Nicola: I do, yes. There were more adult women at our readings for The Real Real than I have ever seen before. Non-mothers, that is. I think these women like the fact that YA is romantic and inspirational, without being "porny." They don't have to hear about anything throbbing.
Emma: It's funny, we started writing chick-lit when it was just becoming a crowded marketplace and now the same thing is happening with YA. It really used to just be one shelf at the library -- Nancy Drew and Judy Blume. Who, by the way, I tweeted with!
Wait, you tweeted with Judy Blume?
Emma: Yea. It was pretty unbelievable. I said something like, "We love you.

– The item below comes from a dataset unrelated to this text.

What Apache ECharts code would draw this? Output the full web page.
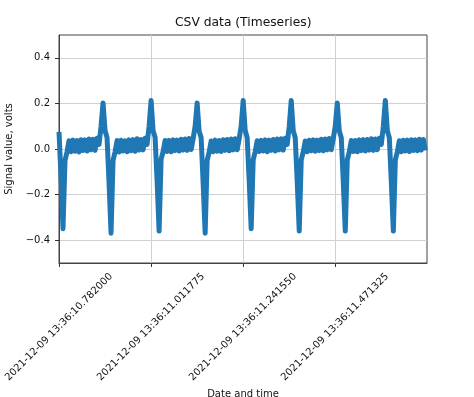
<!DOCTYPE html>
<html lang="en">
<head>
    <meta charset="UTF-8">
    <title>CSV data (Timeseries)</title>
    <script src="https://cdn.jsdelivr.net/npm/echarts@6/dist/echarts.min.js"></script>
    <style>
        html, body { margin: 0; padding: 0; background: #fff; }
    </style>
</head>
<body>

<div id="main" style="width: 474px;height:397px;"></div>

<script type="text/javascript">
    // samples, one every 5 ms starting at 13:36:10.782
    var startSec = 10.782;
    var sampleStep = 0.005;
    var signal = [
        0.075, -0.12, -0.35, -0.05, -0.013,
        0.036, -0.012, 0.039, -0.01, 0.037, -0.013, 0.041, -0.007, 0.04, -0.009, 0.044, -0.004, 0.043, -0.006, 0.047,
        0.02, 0.1, 0.202,
        0.08, 0.05, -0.15, -0.369, -0.05, -0.013,
        0.037, -0.013, 0.038, -0.009, 0.036, -0.012, 0.04, -0.008, 0.041, -0.01, 0.045, -0.005, 0.042, -0.004, 0.047,
        0.02, 0.1, 0.213,
        0.08, 0.052, -0.14, -0.36, -0.046, -0.012,
        0.037, -0.011, 0.038, -0.012, 0.04, -0.007, 0.039, -0.009, 0.043, -0.005, 0.044, -0.006, 0.046, -0.002,
        0.045, 0.1, 0.202,
        0.078, 0.05, -0.15, -0.369, -0.05, -0.014,
        0.035, -0.012, 0.039, -0.01, 0.037, -0.011, 0.041, -0.006, 0.042, -0.008, 0.044, -0.004, 0.045, -0.003,
        0.045, 0.1, 0.213,
        0.082, 0.05, -0.14, -0.35, -0.048, -0.012,
        0.036, -0.011, 0.038, -0.009, 0.04, -0.012, 0.039, -0.006, 0.042, -0.009, 0.044, -0.004, 0.045, -0.005, 0.047,
        0.02, 0.1, 0.213,
        0.08, 0.05, -0.145, -0.36, -0.048, -0.013,
        0.035, -0.012, 0.038, -0.008, 0.04, -0.01, 0.039, -0.007, 0.043, -0.008, 0.044, -0.004, 0.046, -0.003,
        0.045, 0.1, 0.202,
        0.079, 0.05, -0.145, -0.36, -0.048, -0.013,
        0.037, -0.011, 0.037, -0.012, 0.04, -0.007, 0.041, -0.009, 0.042, -0.005, 0.045, -0.006, 0.044, -0.003, 0.047,
        0.02, 0.1, 0.213,
        0.08, 0.05, -0.145, -0.36, -0.048, -0.013,
        0.036, -0.012, 0.038, -0.009, 0.039, -0.011, 0.041, -0.007, 0.04, -0.008, 0.043, -0.005, 0.042, -0.006
    ];

    var xTickValues = [10.782, 11.011775, 11.24155, 11.471325];
    var xTickLabels = [
        '2021-12-09 13:36:10.782000',
        '2021-12-09 13:36:11.011775',
        '2021-12-09 13:36:11.241550',
        '2021-12-09 13:36:11.471325'
    ];
    var yTickValues = [-0.4, -0.2, 0, 0.2, 0.4];
    var yTickLabels = ['\u22120.4', '\u22120.2', '0.0', '0.2', '0.4'];

    var points = [];
    for (var i = 0; i < signal.length; i++) {
        points.push([startSec + i * sampleStep, signal[i]]);
    }

    function lookup(values, labels, v) {
        for (var k = 0; k < values.length; k++) {
            if (Math.abs(values[k] - v) < 1e-6) return labels[k];
        }
        return '';
    }

    var font = 'DejaVu Sans';
    var myChart = echarts.init(document.getElementById('main'));

    myChart.setOption({
        animation: false,
        backgroundColor: '#fff',
        title: {
            text: 'CSV data (Timeseries)',
            left: 170,
            top: 12,
            textStyle: { fontFamily: font, fontSize: 12.3, fontWeight: 'normal', color: '#111' }
        },
        grid: {
            left: 59, right: 47, top: 35, bottom: 134,
            containLabel: false,
            outerBoundsMode: 'none',
            show: true,
            borderColor: '#444',
            borderWidth: 1
        },
        xAxis: {
            type: 'value',
            min: 10.782,
            max: 11.7011,
            name: 'Date and time',
            nameLocation: 'middle',
            nameGap: 125,
            nameTextStyle: { fontFamily: font, fontSize: 10, color: '#111' },
            axisLine: { show: true, onZero: false, lineStyle: { color: '#444', width: 1 } },
            axisTick: { show: true, length: 4, customValues: xTickValues, lineStyle: { color: '#333' } },
            axisLabel: {
                customValues: xTickValues,
                rotate: 45,
                align: 'center',
                verticalAlign: 'middle',
                margin: 64,
                fontFamily: font,
                fontSize: 10,
                color: '#111',
                formatter: function (v) { return lookup(xTickValues, xTickLabels, v); }
            },
            splitLine: { show: true, lineStyle: { color: '#d0d0d0', width: 1 } }
        },
        yAxis: {
            type: 'value',
            min: -0.5,
            max: 0.5,
            name: 'Signal value, volts',
            nameLocation: 'middle',
            nameGap: 36,
            nameTextStyle: { fontFamily: font, fontSize: 10, color: '#111' },
            axisLine: { show: true, onZero: false, lineStyle: { color: '#444', width: 1 } },
            axisTick: { show: true, length: 4, customValues: yTickValues, lineStyle: { color: '#333' } },
            axisLabel: {
                customValues: yTickValues,
                margin: 9,
                fontFamily: font,
                fontSize: 10,
                color: '#111',
                formatter: function (v) { return lookup(yTickValues, yTickLabels, v); }
            },
            splitLine: { show: true, lineStyle: { color: '#d0d0d0', width: 1 } }
        },
        series: [{
            name: 'signal',
            type: 'line',
            data: points,
            showSymbol: false,
            symbol: 'none',
            lineStyle: { color: '#1f77b4', width: 5, join: 'round' },
            itemStyle: { color: '#1f77b4' }
        }]
    });
</script>
</body>
</html>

We bow down to you," and then I changed it to say, "Actually, we bowed down at thirteen, and never got back up."
That's an incredible tweet.
Nicola: We've met Madonna but a tweet from Judy Blume is right up there.
What did she respond with?
Emma: She thanked us and said she liked our book, too.
Nicola: Loved. She said she loved our book.
Emma: She's right, it's true: she loved it.

As we wind down brunch the conversation continues on to film (Emma has just seen Inception and it has blown her mind). We talk about Batman Returns and The Proposal. Both women explain to me that they're fascinated with the way the brain works and the obligatory scene -- what you have to deliver to your reader for them to feel satisfied. They bounce from neurology to Bieber without missing a beat, maintaining the same bubbly, smart and savvy attitude you'd expect of one of their characters. And with five bestselling books under their belts, one thing is abundantly clear: Judy Blume is in good company.